The awful nature of these seats — and in particular, mine — suddenly dawned on me. The pressure. The expectations. I was no longer an audience member, anonymously swilling beer and tapping my toe whitely in somewhat-rhythm. No. I was now a liaison, a messenger, the very conduit between the performers onstage and the fans in the seats, communicating appreciation from the throng behind me for these master musical magicians to see.

With great seats, you see, comes great responsibility.

So I immediately did the very first thing that anyone would do in that situation, with a pair of expectant virtuoso pianist’s eyes locked onto one’s gaze. Once I verified that my fly was indeed up, I sorted out my next move.

Let me be clear: the band was great. The drummer was nimble and smooth, funny-face guy laid a mean bass line, and piano girl was a whirlwind of fingers and hair and one-two-hundred-and-fifty-sixth notes, flinging barrages of sound in dizzying waves.

They were amazing — but I had a job to do. Soon enough, the pianist looked over again, and it was up to me — I was sure of it now — to send her a message from the room. To convey admiration and awe, respect and encouragement, to tell her that we all see what she just did there, and it was as clever and catchy as she already knew it was. As Audience Member #1, I had to get all that across, somehow, in the blink of an eye.

In retrospect, taking my shirt off and throwing it onstage was maybe not the right move. A little too on-the-nose, perhaps. Not as nuanced as I might have liked. What can I tell you? Some people crack under pressure; I shatter like a plate-glass window.

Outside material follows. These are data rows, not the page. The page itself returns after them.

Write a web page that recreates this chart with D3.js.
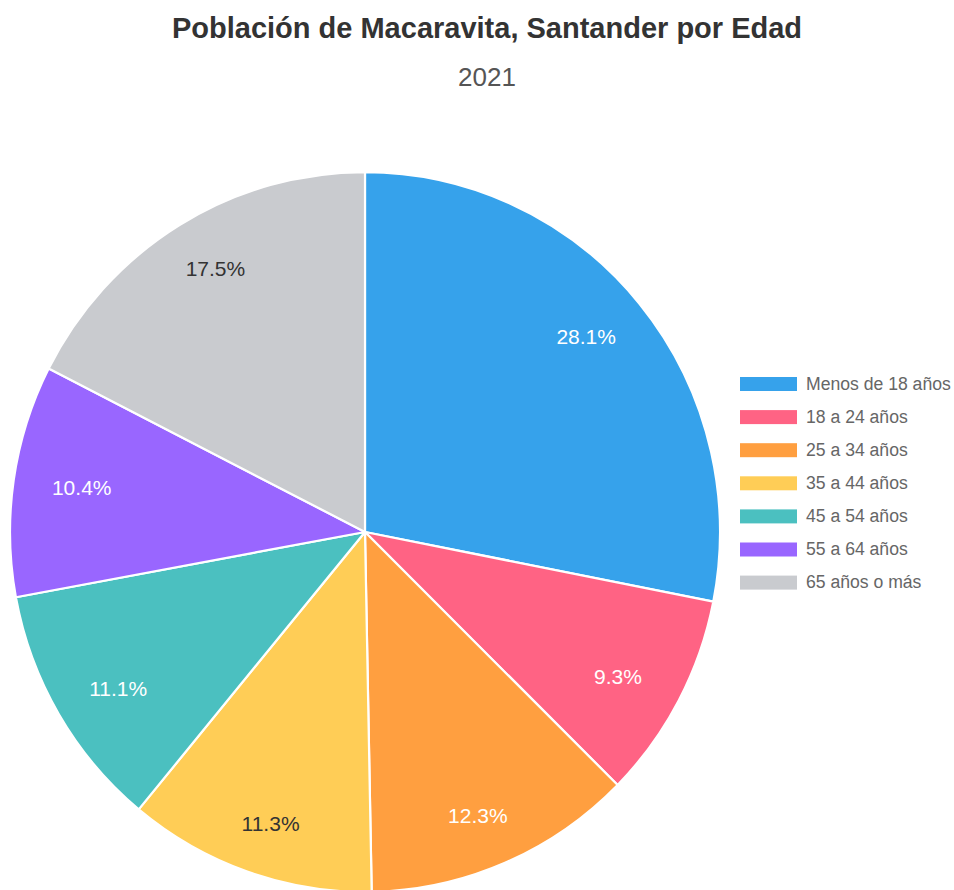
<!DOCTYPE html>
<html lang="es">
<head>
<meta charset="utf-8">
<title>Población de Macaravita, Santander por Edad</title>
<script src="https://cdn.jsdelivr.net/npm/d3@7"></script>
<style>
  html, body { margin: 0; padding: 0; background: #ffffff; }
  svg { display: block; font-family: "Liberation Sans", Arial, Helvetica, sans-serif; }
</style>
</head>
<body>
<svg id="chart" width="954" height="890"></svg>
<script>
// Age groups and their share of the population (%)
const categories = ["Menos de 18 años", "18 a 24 años", "25 a 34 años", "35 a 44 años", "45 a 54 años", "55 a 64 años", "65 años o más"];
const values = [28.1, 9.3, 12.3, 11.3, 11.1, 10.4, 17.5];
const colors = ["#36A2EB", "#FF6384", "#FF9F40", "#FFCD56", "#4BC0C0", "#9966FF", "#C9CBCF"];
const titleText = "Población de Macaravita, Santander por Edad";
const subtitleText = "2021";

const svg = d3.select("#chart");
const width = 954;

const data = categories.map((c, i) => ({ category: c, value: values[i] }));

// Title and subtitle
svg.append("text")
  .attr("x", 487).attr("y", 38)
  .attr("text-anchor", "middle")
  .attr("font-size", 29).attr("font-weight", "bold")
  .attr("fill", "#333333")
  .text(titleText);

svg.append("text")
  .attr("x", 487).attr("y", 86)
  .attr("text-anchor", "middle")
  .attr("font-size", 26)
  .attr("fill", "#555555")
  .text(subtitleText);

// Pie
const cx = 365, cy = 532, radius = 355, stretchY = 1.014;
const color = d3.scaleOrdinal().domain(categories).range(colors);
const pie = d3.pie().value(d => d.value).sort(null);
const arcs = pie(data);
const arc = d3.arc().innerRadius(0).outerRadius(radius);

const pieG = svg.append("g")
  .attr("transform", `translate(${cx},${cy}) scale(1,${stretchY})`);

pieG.selectAll("path")
  .data(arcs)
  .join("path")
  .attr("d", arc)
  .attr("fill", d => color(d.data.category))
  .attr("stroke", "#ffffff")
  .attr("stroke-width", 2.2)
  .attr("stroke-linejoin", "round");

// Percentage labels inside each slice
const labelR = radius * 0.84;
const labelArc = d3.arc().innerRadius(labelR).outerRadius(labelR);
const labelScaleX = 0.96, labelScaleY = 1.035;

svg.append("g")
  .selectAll("text")
  .data(arcs)
  .join("text")
  .attr("x", d => cx + labelArc.centroid(d)[0] * labelScaleX)
  .attr("y", d => cy + labelArc.centroid(d)[1] * labelScaleY)
  .attr("dy", "0.36em")
  .attr("text-anchor", "middle")
  .attr("font-size", 21)
  .attr("fill", d => (d.data.category === "35 a 44 años" || d.data.category === "65 años o más") ? "#333333" : "#ffffff")
  .text(d => d.data.value.toFixed(1) + "%");

// Legend
const legend = svg.append("g").attr("transform", "translate(740,384)");
const rowH = 33.1;
const rows = legend.selectAll("g")
  .data(categories)
  .join("g")
  .attr("transform", (d, i) => `translate(0,${i * rowH})`);

rows.append("rect")
  .attr("x", 0).attr("y", -7)
  .attr("width", 57).attr("height", 14)
  .attr("fill", d => color(d));

rows.append("text")
  .attr("x", 66).attr("y", 0)
  .attr("dy", "0.33em")
  .attr("font-size", 17.6)
  .attr("fill", "#666666")
  .text(d => d);
</script>
</body>
</html>
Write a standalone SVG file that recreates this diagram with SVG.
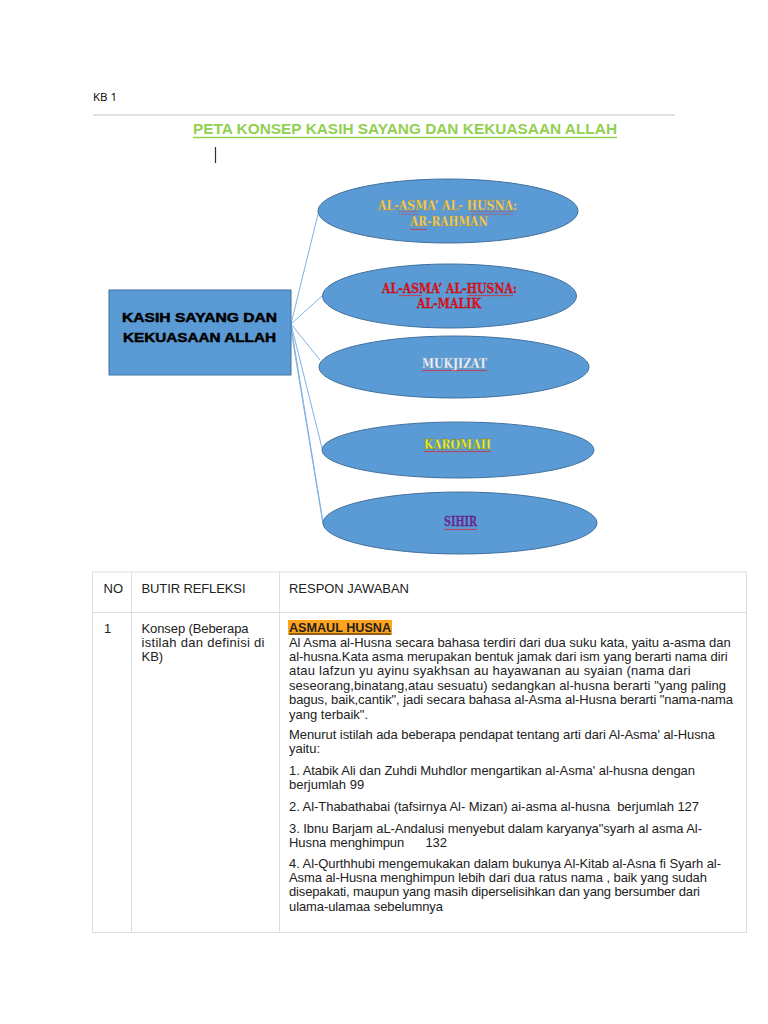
<svg xmlns="http://www.w3.org/2000/svg" width="768" height="1024" viewBox="0 0 768 1024">
<style>
.body{font-family:"Liberation Sans",Arial,sans-serif;font-size:13px;fill:#222;white-space:pre}
.node{fill:#5b9bd5;stroke:#41719c;stroke-width:1}
.lbl{font-family:"DejaVu Serif","Liberation Serif",serif;font-weight:bold;font-size:13.5px;stroke-width:0.3}
.conn{stroke:#7fb2e5;stroke-width:1;fill:none}
.grid{stroke:#dcdfe0;stroke-width:1;fill:none}
</style>
<defs>
<pattern id="wave" width="4" height="3" patternUnits="userSpaceOnUse">
<path d="M0 2.2 Q1 0.2 2 1.5 T4 1.2" fill="none" stroke="#e0202a" stroke-width="0.8"/>
</pattern>
</defs>
<rect width="768" height="1024" fill="#ffffff"/>

<text x="93" y="101" font-family="'Open Sans','Liberation Sans',sans-serif" font-size="11.5" fill="#000">KB 1</text>
<line x1="93" y1="115" x2="675" y2="115" stroke="#c4c4c4" stroke-width="1"/>

<g id="title">
<text x="193" y="134" font-family="'Liberation Sans',Arial,sans-serif" font-weight="bold" font-size="14.5" fill="#92d050" textLength="424" lengthAdjust="spacingAndGlyphs">PETA KONSEP KASIH SAYANG DAN KEKUASAAN ALLAH</text>
<line x1="193" y1="137.5" x2="617" y2="137.5" stroke="#92d050" stroke-width="1.3"/>
</g>
<line x1="215.5" y1="147" x2="215.5" y2="163" stroke="#333" stroke-width="1.2"/>

<g id="connectors">
<line class="conn" x1="291" y1="324" x2="319" y2="210"/>
<line class="conn" x1="291" y1="324" x2="323" y2="295"/>
<line class="conn" x1="291" y1="324" x2="320" y2="360"/>
<line class="conn" x1="291" y1="324" x2="322" y2="448"/>
<line class="conn" x1="291" y1="326" x2="323" y2="522"/>
<line class="conn" x1="291" y1="330" x2="323" y2="524"/>
</g>

<g id="center">
<rect class="node" x="109" y="290" width="182" height="85"/>
<text x="122" y="322" font-family="'Liberation Sans',Arial,sans-serif" font-weight="bold" font-size="13.5" fill="#000" textLength="155" lengthAdjust="spacingAndGlyphs" stroke="#000" stroke-width="0.5">KASIH SAYANG DAN</text>
<text x="123" y="342" font-family="'Liberation Sans',Arial,sans-serif" font-weight="bold" font-size="13.5" fill="#000" textLength="153" lengthAdjust="spacingAndGlyphs" stroke="#000" stroke-width="0.5">KEKUASAAN ALLAH</text>
</g>

<g id="ar-rahman">
<ellipse class="node" cx="448" cy="211" rx="130" ry="32"/>
<text class="lbl" x="378" y="210" fill="#f7cf5c" stroke="#b08a2a" textLength="139" lengthAdjust="spacingAndGlyphs">AL-ASMA’ AL- HUSNA:</text>
<text class="lbl" x="410" y="226" fill="#f7cf5c" stroke="#b08a2a" textLength="78" lengthAdjust="spacingAndGlyphs">AR-RAHMAN</text>
<rect x="399" y="211.5" width="19" height="3" fill="url(#wave)"/>
<rect x="471" y="211.5" width="42" height="3" fill="url(#wave)"/>
<rect x="410" y="227.5" width="17" height="3" fill="url(#wave)"/>
</g>

<g id="al-malik">
<ellipse class="node" cx="449.5" cy="296" rx="127" ry="32"/>
<text class="lbl" x="382" y="293" fill="#e8141c" stroke="#9a0c10" textLength="135" lengthAdjust="spacingAndGlyphs">AL-ASMA’ AL-HUSNA:</text>
<text class="lbl" x="417" y="308" fill="#e8141c" stroke="#9a0c10" textLength="64" lengthAdjust="spacingAndGlyphs">AL-MALIK</text>
<rect x="399" y="294.5" width="23" height="3" fill="url(#wave)"/>
<rect x="468" y="294.5" width="45" height="3" fill="url(#wave)"/>
</g>

<g id="mukjizat">
<ellipse class="node" cx="454" cy="367" rx="135" ry="31"/>
<text class="lbl" x="422" y="368" fill="#f4f4f4" stroke="#8da7c4" textLength="65" lengthAdjust="spacingAndGlyphs">MUKJIZAT</text>
<rect x="422" y="369.5" width="65" height="3" fill="url(#wave)"/>
</g>

<g id="karomah">
<ellipse class="node" cx="458" cy="450" rx="136" ry="28"/>
<text class="lbl" x="424" y="449" fill="#f5f51a" stroke="#6b6b10" textLength="67" lengthAdjust="spacingAndGlyphs">KAROMAH</text>
<rect x="424" y="450.5" width="67" height="3" fill="url(#wave)"/>
</g>

<g id="sihir">
<ellipse class="node" cx="460" cy="523" rx="137" ry="31"/>
<text class="lbl" x="444" y="526" fill="#7030a0" stroke="#4a1f6b" textLength="33" lengthAdjust="spacingAndGlyphs">SIHIR</text>
<rect x="444" y="527.5" width="33" height="3" fill="url(#wave)"/>
</g>

<g id="table">
<rect class="grid" x="92.5" y="572" width="654" height="360.5"/>
<line class="grid" x1="92.5" y1="612.5" x2="746.5" y2="612.5"/>
<line class="grid" x1="131.5" y1="572" x2="131.5" y2="932.5"/>
<line class="grid" x1="279.5" y1="572" x2="279.5" y2="932.5"/>
<text class="body" x="103.5" y="592.5">NO</text>
<text class="body" x="141.5" y="592.5" textLength="104" lengthAdjust="spacing">BUTIR REFLEKSI</text>
<text class="body" x="289" y="592.5" textLength="120" lengthAdjust="spacing">RESPON JAWABAN</text>
<text class="body" x="104" y="632.5">1</text>
<text class="body" x="141.5" y="632.5" textLength="107" lengthAdjust="spacing">Konsep (Beberapa</text>
<text class="body" x="141.5" y="646.7" textLength="123" lengthAdjust="spacing">istilah dan definisi di</text>
<text class="body" x="141.5" y="660.9">KB)</text>
<rect x="288" y="620" width="104" height="15" fill="#ffa41c"/>
<text class="body" x="289" y="632" font-weight="bold" fill="#1a1a1a" textLength="102" lengthAdjust="spacingAndGlyphs">ASMAUL HUSNA</text>
<line x1="289" y1="634" x2="391" y2="634" stroke="#1a1a1a" stroke-width="1"/>
<text class="body" x="289" y="646.5" textLength="441.7" lengthAdjust="spacing">Al Asma al-Husna secara bahasa terdiri dari dua suku kata, yaitu a-asma dan</text>
<text class="body" x="289" y="660.9" textLength="438.7" lengthAdjust="spacing">al-husna.Kata asma merupakan bentuk jamak dari ism yang berarti nama diri</text>
<text class="body" x="289" y="675.3" textLength="401.7" lengthAdjust="spacing">atau lafzun yu ayinu syakhsan au hayawanan au syaian (nama dari</text>
<text class="body" x="289" y="689.7" textLength="437" lengthAdjust="spacing">seseorang,binatang,atau sesuatu) sedangkan al-husna berarti "yang paling</text>
<text class="body" x="289" y="704.1" textLength="444" lengthAdjust="spacing">bagus, baik,cantik", jadi secara bahasa al-Asma al-Husna berarti "nama-nama</text>
<text class="body" x="289" y="718.5">yang terbaik".</text>
<text class="body" x="289" y="738.5" textLength="426" lengthAdjust="spacing">Menurut istilah ada beberapa pendapat tentang arti dari Al-Asma' al-Husna</text>
<text class="body" x="289" y="752.7">yaitu:</text>
<text class="body" x="289" y="775" textLength="406" lengthAdjust="spacing">1. Atabik Ali dan Zuhdi Muhdlor mengartikan al-Asma' al-husna dengan</text>
<text class="body" x="289" y="789.2">berjumlah 99</text>
<text class="body" x="289" y="811" textLength="410" lengthAdjust="spacing">2. Al-Thabathabai (tafsirnya Al- Mizan) ai-asma al-husna  berjumlah 127</text>
<text class="body" x="289" y="832.5" textLength="413" lengthAdjust="spacing">3. Ibnu Barjam aL-Andalusi menyebut dalam karyanya"syarh al asma Al-</text>
<text class="body" x="289" y="846.7" textLength="158" lengthAdjust="spacing">Husna menghimpun      132</text>
<text class="body" x="289" y="868" textLength="432" lengthAdjust="spacing">4. Al-Qurthhubi mengemukakan dalam bukunya Al-Kitab al-Asna fi Syarh al-</text>
<text class="body" x="289" y="882.2" textLength="418" lengthAdjust="spacing">Asma al-Husna menghimpun lebih dari dua ratus nama , baik yang sudah</text>
<text class="body" x="289" y="896.4" textLength="411" lengthAdjust="spacing">disepakati, maupun yang masih diperselisihkan dan yang bersumber dari</text>
<text class="body" x="289" y="910.6" textLength="154" lengthAdjust="spacing">ulama-ulamaa sebelumnya</text>
</g>
</svg>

Still, I think I got the message across. The piano player didn’t feel the need to look in my direction for the entire rest of the set. Neither did the bassist, come to think of it. Or the drummer. Or my wife. Clearly, my ability to ‘speak for the masses’ is impeccable.

And the rest of the show was just as amazing. A little drafty, if I’m honest. But amazing, just the same. And now I know just what to do, the next time I luck into sitting in the best seat in the house.

Maybe I’ll see if we can get front-row tickets to the next Boston Philharmonic concert. Somebody needs to show those guys a little pasty-white upper-body love. It might as well be me.